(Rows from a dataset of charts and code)
---
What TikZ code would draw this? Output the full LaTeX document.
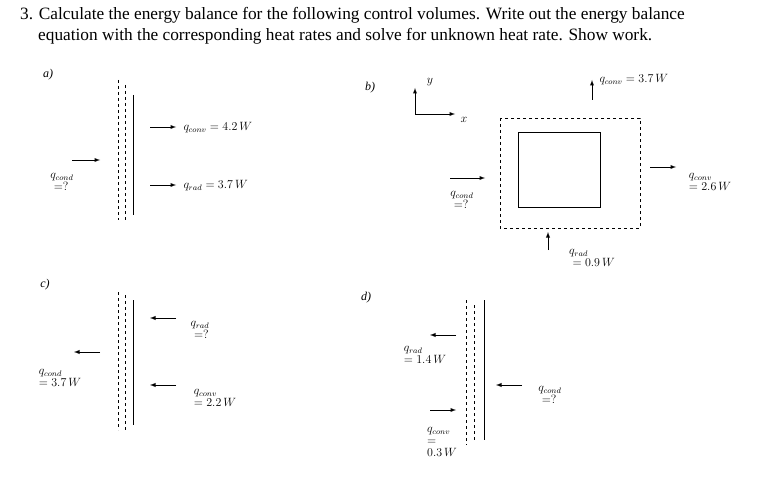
\documentclass[tikz,border=0pt]{standalone}
\usepackage{fontspec}
\setmainfont{Liberation Serif}
\begin{document}
\begin{tikzpicture}[x=1pt,y=-1pt,
  ar/.style={-latex,line width=0.9pt},
  hw/.style={font=\large\itshape,align=left},
  dsh/.style={dashed,line width=0.6pt},
  sl/.style={line width=0.6pt}]
\useasboundingbox (0,0) rectangle (779,492);
\node[anchor=west,font=\fontsize{17.3}{20}\selectfont,inner sep=0] (t1) at (20,15) {3. Calculate the energy balance for the following control volumes. Write out the energy balance};
\node[anchor=west,font=\fontsize{17.3}{20}\selectfont,inner sep=0] (t2) at (38,36) {equation with the corresponding heat rates and solve for unknown heat rate. Show work.};
% a
\node[hw] (la) at (48,75) {a)};
\draw[dsh] (118,80)--(118,220); \draw[dsh] (125,85)--(125,222); \draw[sl] (133,95)--(133,215);
\coordinate (a1) at (150,127); \coordinate (a2) at (176,127); \draw[ar] (a1)--(a2);
\node[hw,anchor=west] (qa1) at (180,128) {$q_{conv}=4.2\,W$};
\coordinate (a3) at (150,185); \coordinate (a4) at (176,185); \draw[ar] (a3)--(a4);
\node[hw,anchor=west] (qa2) at (180,186) {$q_{rad}=3.7\,W$};
\coordinate (a5) at (72,160); \coordinate (a6) at (100,160); \draw[ar] (a5)--(a6);
\node[hw] (qa3) at (62,182) {$q_{cond}$\\[-2pt]$\;=?$};
% b
\node[hw] (lb) at (370,88) {b)};
\coordinate (o) at (415,114); \coordinate (oy) at (415,88); \coordinate (ox) at (455,114);
\draw[ar] (o)--(oy); \draw[ar] (o)--(ox);
\node[hw] (ly) at (430,82) {$y$}; \node[hw] (lx) at (464,120) {$x$};
\draw[dsh] (500,118) rectangle (640,228);
\draw[sl] (518,132) rectangle (600,207);
\coordinate (b1) at (450,178); \coordinate (b2) at (485,178); \draw[ar] (b1)--(b2);
\node[hw] (qb1) at (462,200) {$q_{cond}$\\[-2pt]$\;=?$};
\coordinate (b3) at (592,100); \coordinate (b4) at (592,80); \draw[ar] (b3)--(b4);
\node[hw,anchor=west] (qb2) at (596,80) {$q_{conv}=3.7\,W$};
\coordinate (b5) at (650,167); \coordinate (b6) at (676,167); \draw[ar] (b5)--(b6);
\node[hw] (qb3) at (710,182) {$q_{conv}$\\[-2pt]$=2.6\,W$};
\coordinate (b7) at (548,250); \coordinate (b8) at (548,232); \draw[ar] (b7)--(b8);
\node[hw] (qb4) at (592,258) {$q_{rad}$\\[-2pt]$\;=0.9\,W$};
% c
\node[hw] (lc) at (45,285) {c)};
\draw[dsh] (118,292)--(118,430); \draw[dsh] (125,295)--(125,432); \draw[sl] (133,300)--(133,425);
\coordinate (c1) at (176,318); \coordinate (c2) at (150,318); \draw[ar] (c1)--(c2);
\node[hw] (qc1) at (200,330) {$q_{rad}$\\[-2pt]$\;=?$};
\coordinate (c3) at (176,385); \coordinate (c4) at (150,385); \draw[ar] (c3)--(c4);
\node[hw] (qc2) at (215,398) {$q_{conv}$\\[-2pt]$=2.2\,W$};
\coordinate (c5) at (100,352); \coordinate (c6) at (74,352); \draw[ar] (c5)--(c6);
\node[hw] (qc3) at (60,378) {$q_{cond}$\\[-2pt]$=3.7\,W$};
% d
\node[hw] (ld) at (366,298) {d)};
\draw[dsh] (466,300)--(466,445); \draw[dsh] (474,305)--(474,442); \draw[sl] (484,300)--(484,440);
\coordinate (d1) at (456,335); \coordinate (d2) at (430,335); \draw[ar] (d1)--(d2);
\node[hw] (qd1) at (425,355) {$q_{rad}$\\[-2pt]$=1.4\,W$};
\coordinate (d3) at (430,410); \coordinate (d4) at (456,410); \draw[ar] (d3)--(d4);
\node[hw] (qd2) at (442,442) {$q_{conv}$\\[-2pt]$=$\\[-2pt]$0.3\,W$};
\coordinate (d5) at (522,385); \coordinate (d6) at (496,385); \draw[ar] (d5)--(d6);
\node[hw] (qd3) at (550,395) {$q_{cond}$\\[-2pt]$\;=?$};
\end{tikzpicture}
\end{document}
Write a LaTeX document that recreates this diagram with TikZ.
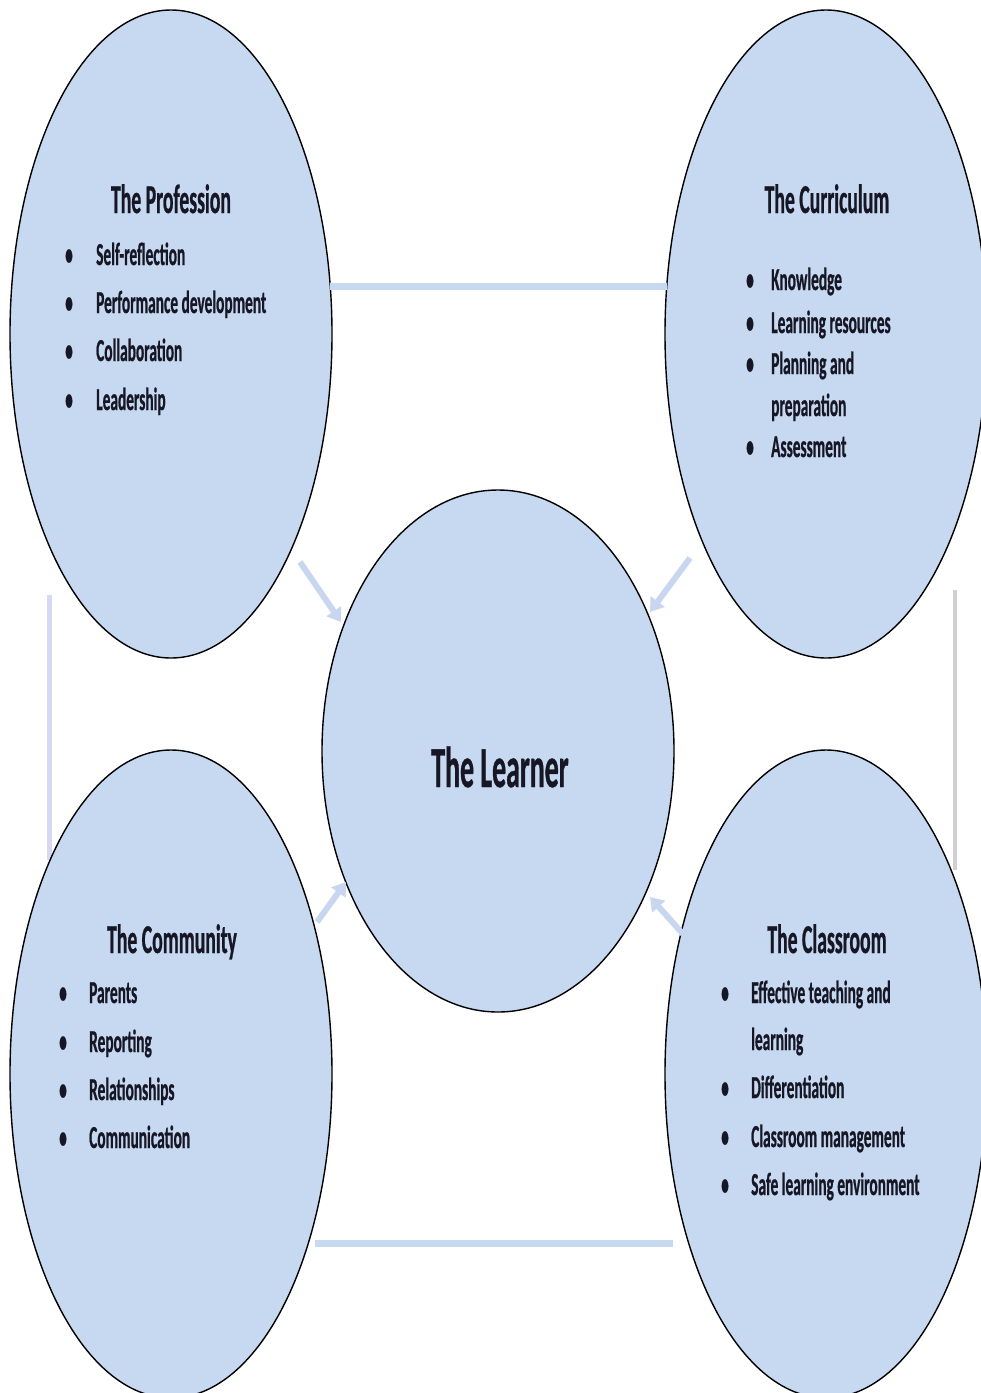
---
▶ _TASK TO CARRY OUT_
Determine the number of lines in the listing that hold the word "this", and supply that number and nothing further.

▶ _TASK RESULT_
2